Editorial

A aventura da leitura

Para a leitura de um texto literário não há receita. É certo que algumas de suas características enquanto gênero, as pistas deixadas por quem o escreve, os convites à interpretação anunciados nos subentendidos nos levam a possíveis leituras. Ler requer movimento, exercício de composição e sensação de perda. Pensava que era, mas não é. Achei que podia, mas não pode ser. Os sentidos são descobertos. Desvelados. Vejo onde não via, caminho por onde não imaginava caminhar. O olhar percorre as páginas e a imaginação revê seu itinerário.

Gosto da literatura do lugar a que me dirijo como viajante. Foi assim que conheci a obra de alguns autores. Parece que ao ler seus textos, entendo melhor o lugar. Ou leio melhor o texto porque estou no lugar. Não sei bem explicar essas coisas. Assim é como me parece. Se a escrita tem como substância a vida, a vida se dá num lugar. Concreto ou imaginado. Viajar ao ler, viajar lendo, ler ao viajar, vivendo um pouco o que o outro viveu. Será? Imaginar o que ele ou ela tenha vivido, visto, sentido. Constituir uma comunidade de destino com os personagens e com as pessoas do lugar. Compartilhar de suas angústias, de seus medos, inquietações e dilemas. A leitura de texto literário é leitura que se imagina.

Numa dessas aventuras me propus a ler Kafka. Percorro as estantes da livraria com o olhar. Aquele que vagueia tentando encontrar aquilo que o levou até lá. Mas titubeia, foge, paira sobre outras paragens, hesita em ver o que o desafia. Cola no mesmo para ver se a mão se estende e desenha o gesto conhecido. O olhar insiste, perscruta e encontra o livro procurado. Quem sabe seja tão caro, caro a ponto de me fazer desistir de acompanhá-lo?

A Metamorfose não seria minha primeira experiência com a obra do autor.
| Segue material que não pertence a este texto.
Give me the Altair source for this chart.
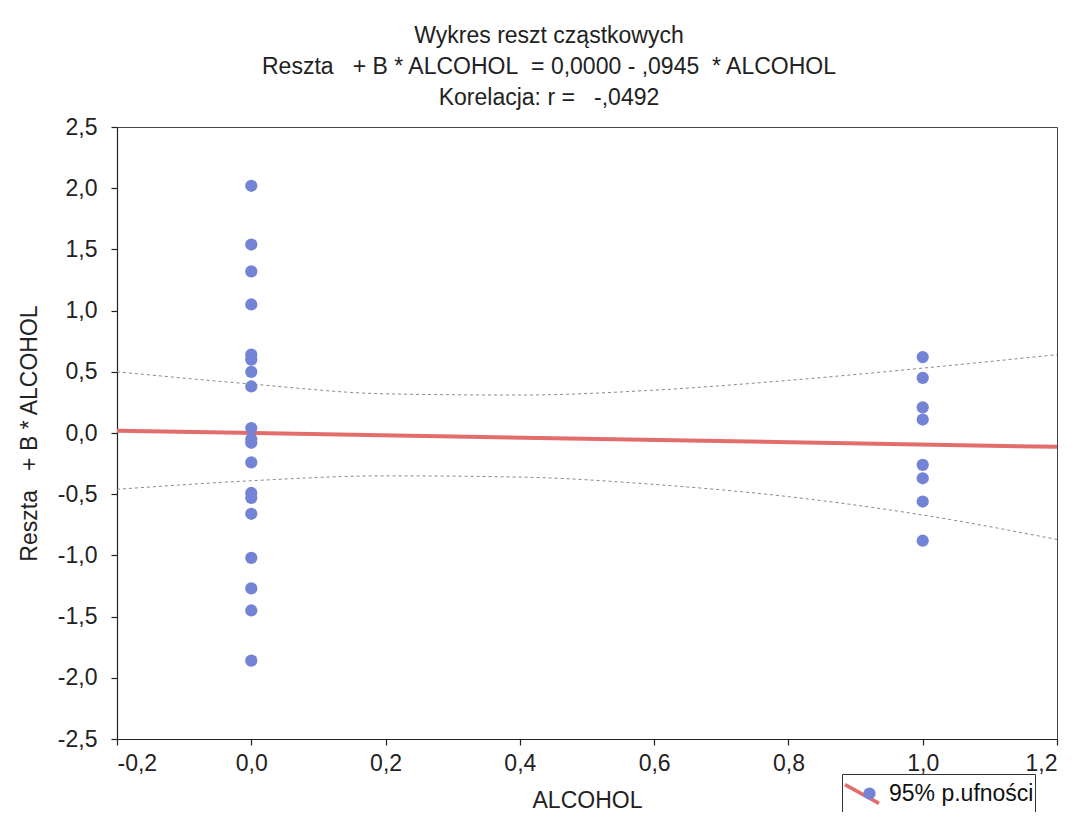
import altair as alt
import pandas as pd

# residual values
resid_at_0 = [2.02, 1.54, 1.32, 1.05, 0.64, 0.60, 0.50, 0.38, 0.04, -0.05, -0.08,
              -0.24, -0.49, -0.53, -0.66, -1.02, -1.27, -1.45, -1.86]
resid_at_1 = [0.62, 0.45, 0.21, 0.11, -0.26, -0.37, -0.56, -0.88]

# fitted line end points
fit_x = [-0.2, 1.2]
fit_y = [0.019, -0.113]

# 95% confidence band read at several x positions
band_x = [-0.2, 0.0, 0.2, 0.4, 0.6, 0.8, 1.0, 1.2]
band_upper = [0.50, 0.40, 0.32, 0.31, 0.35, 0.43, 0.53, 0.64]
band_lower = [-0.46, -0.39, -0.35, -0.36, -0.42, -0.52, -0.67, -0.87]

x_ticks = [-0.2, 0.0, 0.2, 0.4, 0.6, 0.8, 1.0, 1.2]
y_ticks = [-2.5, -2.0, -1.5, -1.0, -0.5, 0.0, 0.5, 1.0, 1.5, 2.0, 2.5]

legend_label = "95% p.ufności"
FONT = "Liberation Sans"
FS = 23
DOT = "#7383d6"
RED = "#e36d6d"
INK = "#222"

pts = pd.DataFrame({
    "ALCOHOL": [0.0] * len(resid_at_0) + [1.0] * len(resid_at_1),
    "resid": resid_at_0 + resid_at_1,
    "pt": ["dot"] * (len(resid_at_0) + len(resid_at_1)),
})
fit = pd.DataFrame({"ALCOHOL": fit_x, "resid": fit_y, "lab": [legend_label] * 2})
band = pd.DataFrame({
    "ALCOHOL": band_x + band_x,
    "resid": band_upper + band_lower,
    "bound": ["upper"] * len(band_x) + ["lower"] * len(band_x),
})

lab_expr = "replace(replace(format(datum.value, '.1f'), '.', ','), '\u2212', '-')"

xscale = alt.Scale(domain=[-0.2, 1.2], nice=False, zero=False)
yscale = alt.Scale(domain=[-2.5, 2.5], nice=False, zero=False)

common_axis = dict(
    grid=False, tickSize=6,
    labelFont=FONT, labelFontSize=FS, labelColor=INK,
    titleFont=FONT, titleFontSize=FS, titleFontWeight="normal", titleColor=INK,
    domainColor=INK, domainWidth=1.2, tickColor=INK, tickWidth=1.2,
)
xaxis = alt.Axis(values=x_ticks, labelExpr=lab_expr, title="ALCOHOL",
                 labelPadding=7, titlePadding=14, **common_axis)
yaxis = alt.Axis(values=y_ticks, labelExpr=lab_expr, title="Reszta\u00a0\u00a0 + B * ALCOHOL",
                 labelPadding=14, titlePadding=16, **common_axis)

x_enc = alt.X("ALCOHOL:Q", scale=xscale, axis=xaxis)
y_enc = alt.Y("resid:Q", scale=yscale, axis=yaxis)

band_layer = alt.Chart(band).mark_line(
    color="#8a8a8a", strokeWidth=1, strokeDash=[3, 3], interpolate="monotone"
).encode(x=x_enc, y=y_enc, detail="bound:N")

fit_layer = alt.Chart(fit).mark_line(strokeWidth=4).encode(
    x=x_enc, y=y_enc,
    stroke=alt.Stroke("lab:N", scale=alt.Scale(domain=[legend_label], range=[RED]),
                      legend=alt.Legend(orient="none", legendX=725, legendY=647, title=None,
                                        symbolType="M-1,-0.55L1,0.55", symbolSize=1156,
                                        symbolStrokeWidth=3.5, labelFontSize=FS, labelFont=FONT,
                                        labelColor="#111", strokeColor="#333", padding=1,
                                        labelOffset=8, labelLimit=400,
                                        labelExpr="datum.label + '\u00a0\u00a0\u00a0\u00a0\u00a0'")),
)

pt_layer = alt.Chart(pts).mark_circle(size=150, opacity=1).encode(
    x=x_enc, y=y_enc,
    fill=alt.Fill("pt:N", scale=alt.Scale(domain=["dot"], range=[DOT]),
                  legend=alt.Legend(orient="none", legendX=746, legendY=660, title=None,
                                    symbolType="circle", symbolSize=150, labelExpr="''",
                                    labelFontSize=1, padding=0, symbolStrokeWidth=0)),
)

chart = alt.layer(band_layer, fit_layer, pt_layer).resolve_scale(
    fill="independent", stroke="independent"
).properties(
    width=940, height=612,
    background="white",
    autosize=alt.AutoSizeParams(type="none"),
    padding={"left": 109, "top": 119, "right": 12, "bottom": 73},
    title=alt.TitleParams(
        text=["Wykres reszt cząstkowych",
              "Reszta\u00a0\u00a0 + B * ALCOHOL\u00a0 = 0,0000 - ,0945\u00a0 * ALCOHOL",
              "Korelacja: r =\u00a0\u00a0 -,0492"],
        fontSize=FS, font=FONT, fontWeight="normal", color=INK,
        lineHeight=31, anchor="middle", dx=-38, offset=6,
    ),
).configure_view(
    stroke="#444", strokeWidth=1
)

chart.save("out.html", embed_options={"renderer": "svg", "actions": False})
Já havia lido Carta ao pai. Li numa sentada. Numa sentada numa poltrona de avião numa viagem para uma cidade próxima. Escondia por trás dos óculos escuros as lágrimas que escorriam. E pensava, se me virem chorando, mostro a capa do livro. Pronto, quer saber? É por isso aqui que choro. Está bem assim? Entendeu? Ou quer ler para entender? Quem não teve na vida algum pai (biológico, real, imaginário ou simbólico) que em alguma medida se aproxime e o aproxime da experiência narrada? A quem a Carta pudesse ser destinada?

Mas o que faz com que o leitor crie com a obra de Kafka essa relação quase compulsiva que é ler sem parar? Talvez seja o quanto sua obra chama o leitor à interpretação. Sem grandes descrições de personagens, é por suas ações que sentimos o que eles sentem. O narrador não ajuda, não tem piedade das coisas mais estranhas e tristes que podem se passar na convivência humana. Narra. O leitor que se vire com sua discriminação, seu nojo, seu julgamento, suas incertezas, sua (in)compreensão do nível metafórico que há num homem transformado em um inseto monstruoso . Já se sentiu assim em sua própria casa?
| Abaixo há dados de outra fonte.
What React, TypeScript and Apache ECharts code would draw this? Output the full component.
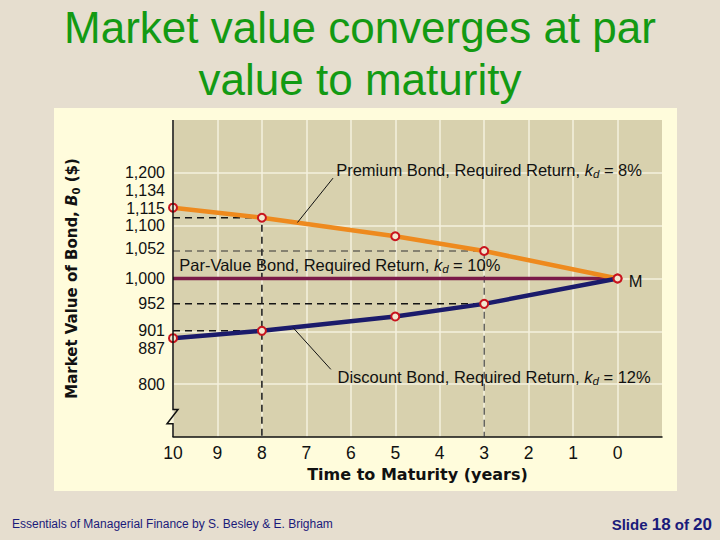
import React, { useEffect, useRef } from "react";
import * as echarts from "echarts";

// ---- data ----
const years = [10, 8, 5, 3, 0];
const premiumValues = [1134, 1115, 1080, 1052, 1000];
const discountValues = [887, 901, 928, 952, 1000];
const parYears = [10, 0];
const parValues = [1000, 1000];
const yTickValues = [800, 887, 901, 952, 1000, 1052, 1100, 1115, 1134, 1200];
const yGridValues = [800, 900, 1000, 1100, 1200];
const xTickValues = [10, 9, 8, 7, 6, 5, 4, 3, 2, 1, 0];
const guideSegments: number[][][] = [
  [[10, 1115], [8, 1115], [8, 700]],
  [[10, 901], [8, 901]],
  [[10, 1052], [3, 1052], [3, 700]],
  [[10, 952], [3, 952]],
];

// ---- style ----
const F = "Liberation Sans, Arial, sans-serif";
const FB = "DejaVu Sans, Liberation Sans, sans-serif";
const labelShift: Record<number, string> = { 1134: "u35", 1115: "u19", 1052: "u6", 887: "d21" };

export default function App() {
  const ref = useRef<HTMLDivElement>(null);
  useEffect(() => {
    const el = ref.current!;
    const chart = echarts.init(el, null, { renderer: "svg" });
    const lblBase = { fontSize: 16, fontFamily: F, color: "#111" };
    const option: any = {
      animation: false,
      backgroundColor: "#E6DECF",
      grid: {
        left: 173, right: 58, top: 120, bottom: 103,
        show: true, backgroundColor: "#D8D1AE", borderWidth: 0,
      },
      xAxis: {
        type: "value", inverse: true, min: -1, max: 10, interval: 1,
        axisLine: { show: true, lineStyle: { color: "#111", width: 1.5 } },
        axisTick: { show: false, customValues: xTickValues },
        axisLabel: { customValues: xTickValues, fontSize: 17.5, fontFamily: F, color: "#111", margin: 7 },
        splitLine: { show: true, lineStyle: { color: "#F4F0DE", width: 1.5 } },
        name: "Time to Maturity (years)", nameLocation: "middle", nameGap: 28,
        nameTextStyle: { fontSize: 16, fontWeight: "bold", fontFamily: FB, color: "#111" },
      },
      yAxis: [
        {
          type: "value", min: 700, max: 1300,
          axisLine: { show: false },
          axisTick: { show: false, customValues: yTickValues },
          axisLabel: {
            customValues: yTickValues, margin: 8, ...lblBase,
            formatter: (v: number) => {
              const s = v.toLocaleString("en-US");
              const k = labelShift[v];
              return k ? `{${k}|${s}}` : s;
            },
            rich: {
              u35: { ...lblBase, padding: [0, 0, 35, 0] },
              u19: { ...lblBase, padding: [0, 0, 19, 0] },
              u6: { ...lblBase, padding: [0, 0, 6, 0] },
              d21: { ...lblBase, padding: [21, 0, 0, 0] },
            },
          },
          splitLine: { show: false },
          name: "{b|Market Value of Bond, }{bi|B}{sub|0}{b| ($)}",
          nameLocation: "middle", nameGap: 92, nameRotate: 90,
          nameTextStyle: {
            rich: {
              b: { fontSize: 15, fontWeight: "bold", fontFamily: FB, color: "#111" },
              bi: { fontSize: 15, fontWeight: "bold", fontStyle: "italic", fontFamily: FB, color: "#111" },
              sub: { fontSize: 10, fontWeight: "bold", fontFamily: FB, color: "#111", padding: [8, 0, 0, 0] },
            },
          },
        },
        {
          type: "value", min: 700, max: 1300, position: "left",
          axisLine: { show: false },
          axisTick: { show: false, customValues: yGridValues },
          axisLabel: { show: false },
          splitLine: { show: true, lineStyle: { color: "#F4F0DE", width: 1.5 } },
        },
      ],
      series: [
        ...guideSegments.map((seg, i) => ({
          type: "line", data: seg, symbol: "none", silent: true, z: 2,
          lineStyle: { color: i === 2 ? "#333" : "#151515", width: i === 2 ? 1.1 : 1.5, type: [7, 5] },
        })),
        {
          type: "line", data: parYears.map((x, i) => [x, parValues[i]]), symbol: "none", z: 3,
          lineStyle: { color: "#7A1A48", width: 3.5 },
        },
        {
          type: "line", data: years.map((x, i) => [x, premiumValues[i]]), z: 4,
          symbol: "circle", symbolSize: 8,
          lineStyle: { color: "#EE8A1E", width: 4.5 },
          itemStyle: { color: "#F2E7D0", borderColor: "#C8141E", borderWidth: 2 },
        },
        {
          type: "line", data: years.map((x, i) => [x, discountValues[i]]), z: 4,
          symbol: "circle", symbolSize: 8,
          lineStyle: { color: "#1B1B6B", width: 4.5 },
          itemStyle: { color: "#F2E7D0", borderColor: "#C8141E", borderWidth: 2 },
        },
      ],
    };
    chart.setOption(option);

    const sIdx = guideSegments.length + 1;
    const p = (x: number, y: number) => chart.convertToPixel({ seriesIndex: sIdx }, [x, y]) as number[];
    const top = p(10, 1300), bot = p(10, 700), zt = p(10, 752), zb = p(10, 725);
    const ax = top[0];
    const annRich = {
      n: { fontSize: 16.5, fontFamily: F, fill: "#111" },
      k: { fontSize: 16.5, fontFamily: F, fontStyle: "italic", fill: "#111" },
      d: { fontSize: 11.5, fontFamily: F, fontStyle: "italic", fill: "#111", padding: [8, 0, 0, 0] },
    };
    const ann = (x: number, y: number, text: string) => {
      const q = p(x, y);
      return { type: "text", z: 10, style: { x: q[0], y: q[1], text, rich: annRich, verticalAlign: "middle", align: "left" } };
    };
    const leader = (a: number[], b: number[]) => {
      const q1 = p(a[0], a[1]), q2 = p(b[0], b[1]);
      return { type: "line", z: 10, shape: { x1: q1[0], y1: q1[1], x2: q2[0], y2: q2[1] }, style: { stroke: "#111", lineWidth: 1 } };
    };
    const mPos = p(-0.25, 996);
    chart.setOption({
      graphic: [
        { type: "rect", z: -10, shape: { x: 54, y: 108, width: 623, height: 383 }, style: { fill: "#FFFCDC" } },
        {
          type: "polyline", z: 10,
          shape: { points: [[ax, top[1]], [ax, zt[1]], [ax + 5, zt[1]], [ax - 6, zb[1]], [ax, zb[1]], [ax, bot[1]]] },
          style: { stroke: "#111", lineWidth: 1.5, fill: null },
        },
        leader([6.4, 1190], [7.2, 1106]),
        leader([6.45, 828], [7.3, 907]),
        ann(6.33, 1206, "{n|Premium Bond, Required Return, }{k|k}{d|d}{n| = 8%}"),
        ann(9.86, 1025, "{n|Par-Value Bond, Required Return, }{k|k}{d|d}{n| = 10%}"),
        ann(6.3, 813, "{n|Discount Bond, Required Return, }{k|k}{d|d}{n| = 12%}"),
        { type: "text", z: 10, style: { x: mPos[0], y: mPos[1], text: "M", fontSize: 16.5, fontFamily: F, fill: "#111", verticalAlign: "middle" } },
        { type: "text", z: 10, style: { x: 360, y: 27, text: "Market value converges at par", fontSize: 44, fontFamily: F, fill: "#139A13", align: "center", verticalAlign: "middle" } },
        { type: "text", z: 10, style: { x: 360, y: 79, text: "value to maturity", fontSize: 44, fontFamily: F, fill: "#139A13", align: "center", verticalAlign: "middle" } },
        { type: "text", z: 10, style: { x: 12, y: 524, text: "Essentials of Managerial Finance by S. Besley & E. Brigham", fontSize: 12, fontFamily: "Liberation Sans Narrow, Arial Narrow, Liberation Sans, sans-serif", fill: "#1A1A7A", verticalAlign: "middle" } },
        {
          type: "text", z: 10,
          style: {
            x: 712, y: 524, text: "{s|Slide }{b|18}{s| of }{b|20}", align: "right", verticalAlign: "middle",
            rich: {
              s: { fontSize: 15, fontWeight: "bold", fontFamily: F, fill: "#1A1A7A" },
              b: { fontSize: 17, fontWeight: "bold", fontFamily: F, fill: "#1A1A7A" },
            },
          },
        },
      ],
    });
    return () => chart.dispose();
  }, []);
  return <div ref={ref} style={{ position: "absolute", left: 0, top: 0, width: 720, height: 540 }} />;
}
Hoje desconfio das interpretações de que a leitura de texto literário é tarefa agradável, prazerosa. Ler por prazer. Literatura? A linguagem é difícil, requer idas e vindas, inquieta, aponta nossas incongruências, nossa ansiedade, nossos desejos, frustrações e fracassos diante de um texto que desafia. O que nos humaniza nunca foi fácil. E na contemporaneidade, torna-se ameaça ao conformismo e à homogeneização.
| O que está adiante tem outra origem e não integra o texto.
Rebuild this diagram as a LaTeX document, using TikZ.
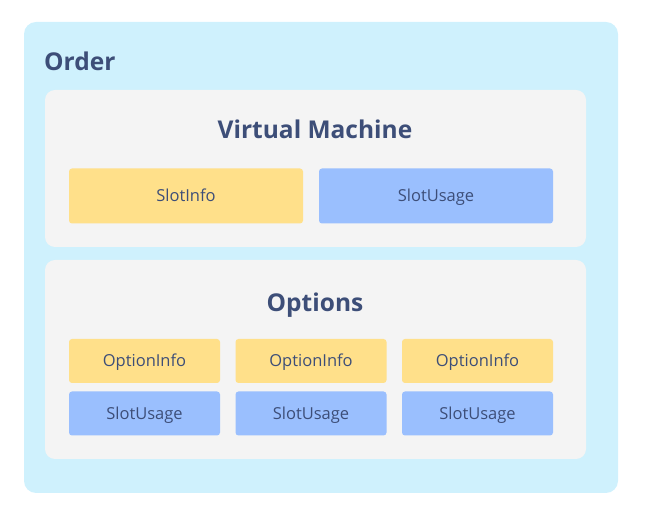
\documentclass[tikz,border=0pt]{standalone}
\usepackage{fontspec}
\setmainfont{Open Sans}
\usepackage{tikz}
\definecolor{orderbg}{HTML}{CFF1FD}
\definecolor{groupbg}{HTML}{F4F4F4}
\definecolor{infoyel}{HTML}{FFE08A}
\definecolor{usageblue}{HTML}{9ABFFE}
\definecolor{inktext}{HTML}{3D4E78}
\tikzstyle{container} = [rectangle, rounded corners=12pt, fill=orderbg, draw=none]
\tikzstyle{group} = [rectangle, rounded corners=10pt, fill=groupbg, draw=none, minimum width=541pt]
\tikzstyle{title} = [text=inktext, font=\fontsize{24.5}{28}\selectfont\bfseries, text height=17.5pt, text depth=0pt]
\tikzstyle{info} = [rectangle, rounded corners=3pt, fill=infoyel, draw=none, text=inktext, font=\fontsize{16.5}{19}\selectfont, text height=11.8pt, text depth=0pt]
\tikzstyle{usage} = [rectangle, rounded corners=3pt, fill=usageblue, draw=none, text=inktext, font=\fontsize{16.5}{19}\selectfont, text height=11.8pt, text depth=0pt]

\begin{document}
\begin{tikzpicture}[x=1pt,y=-1pt]
\useasboundingbox (0,0) rectangle (646,518);

% Containers
\node (order) at (321,257.5) [container, minimum width=594pt, minimum height=471pt] {};
\node (vm) at (315.5,168.5) [group, minimum height=157pt] {};
\node (options) at (315.5,359.5) [group, minimum height=199pt] {};

% Titles
\node (ordertitle) at (44,62) [title, anchor=west, inner sep=0pt] {Order};
\node (vmtitle) at (315,130) [title] {Virtual Machine};
\node (opttitle) at (315,303) [title] {Options};

% Virtual machine
\node (slotinfo) at (186,196) [info, minimum width=234pt, minimum height=55pt] {SlotInfo};
\node (slotusage) at (436,196) [usage, minimum width=234pt, minimum height=55pt] {SlotUsage};

% Options
\node (optinfoA) at (144.5,361) [info, minimum width=151pt, minimum height=44pt] {OptionInfo};
\node (optinfoB) at (311,361) [info, minimum width=151pt, minimum height=44pt] {OptionInfo};
\node (optinfoC) at (477.5,361) [info, minimum width=151pt, minimum height=44pt] {OptionInfo};
\node (optusageA) at (144.5,413.5) [usage, minimum width=151pt, minimum height=44pt] {SlotUsage};
\node (optusageB) at (311,413.5) [usage, minimum width=151pt, minimum height=44pt] {SlotUsage};
\node (optusageC) at (477.5,413.5) [usage, minimum width=151pt, minimum height=44pt] {SlotUsage};

\end{tikzpicture}
\end{document}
Se nos humaniza, a literatura nos coloca em contato com os outros que nos habitam, com o estrangeiro em nós, nossos fragmentos de humanidade. Revela que a vida não é uma linha e que atribuir sentidos às coisas exige esforço. A singularidade que se desvela nesse movimento, linda do ponto de vista poético, é fruto de muito trabalho. A leitura como interpretação é processo que requer movimento.

Edições facilitadas de obras literárias se multiplicam nas livrarias. Não se engane leitor. Não existe nenhuma possibilidade de constituição de uma experiência que não seja pela linguagem. Quando o texto literário perde sua literaridade, seu valor inventivo, imaginoso e imagético, o leitor é privado da interpretação. Alguém já o fez por ele.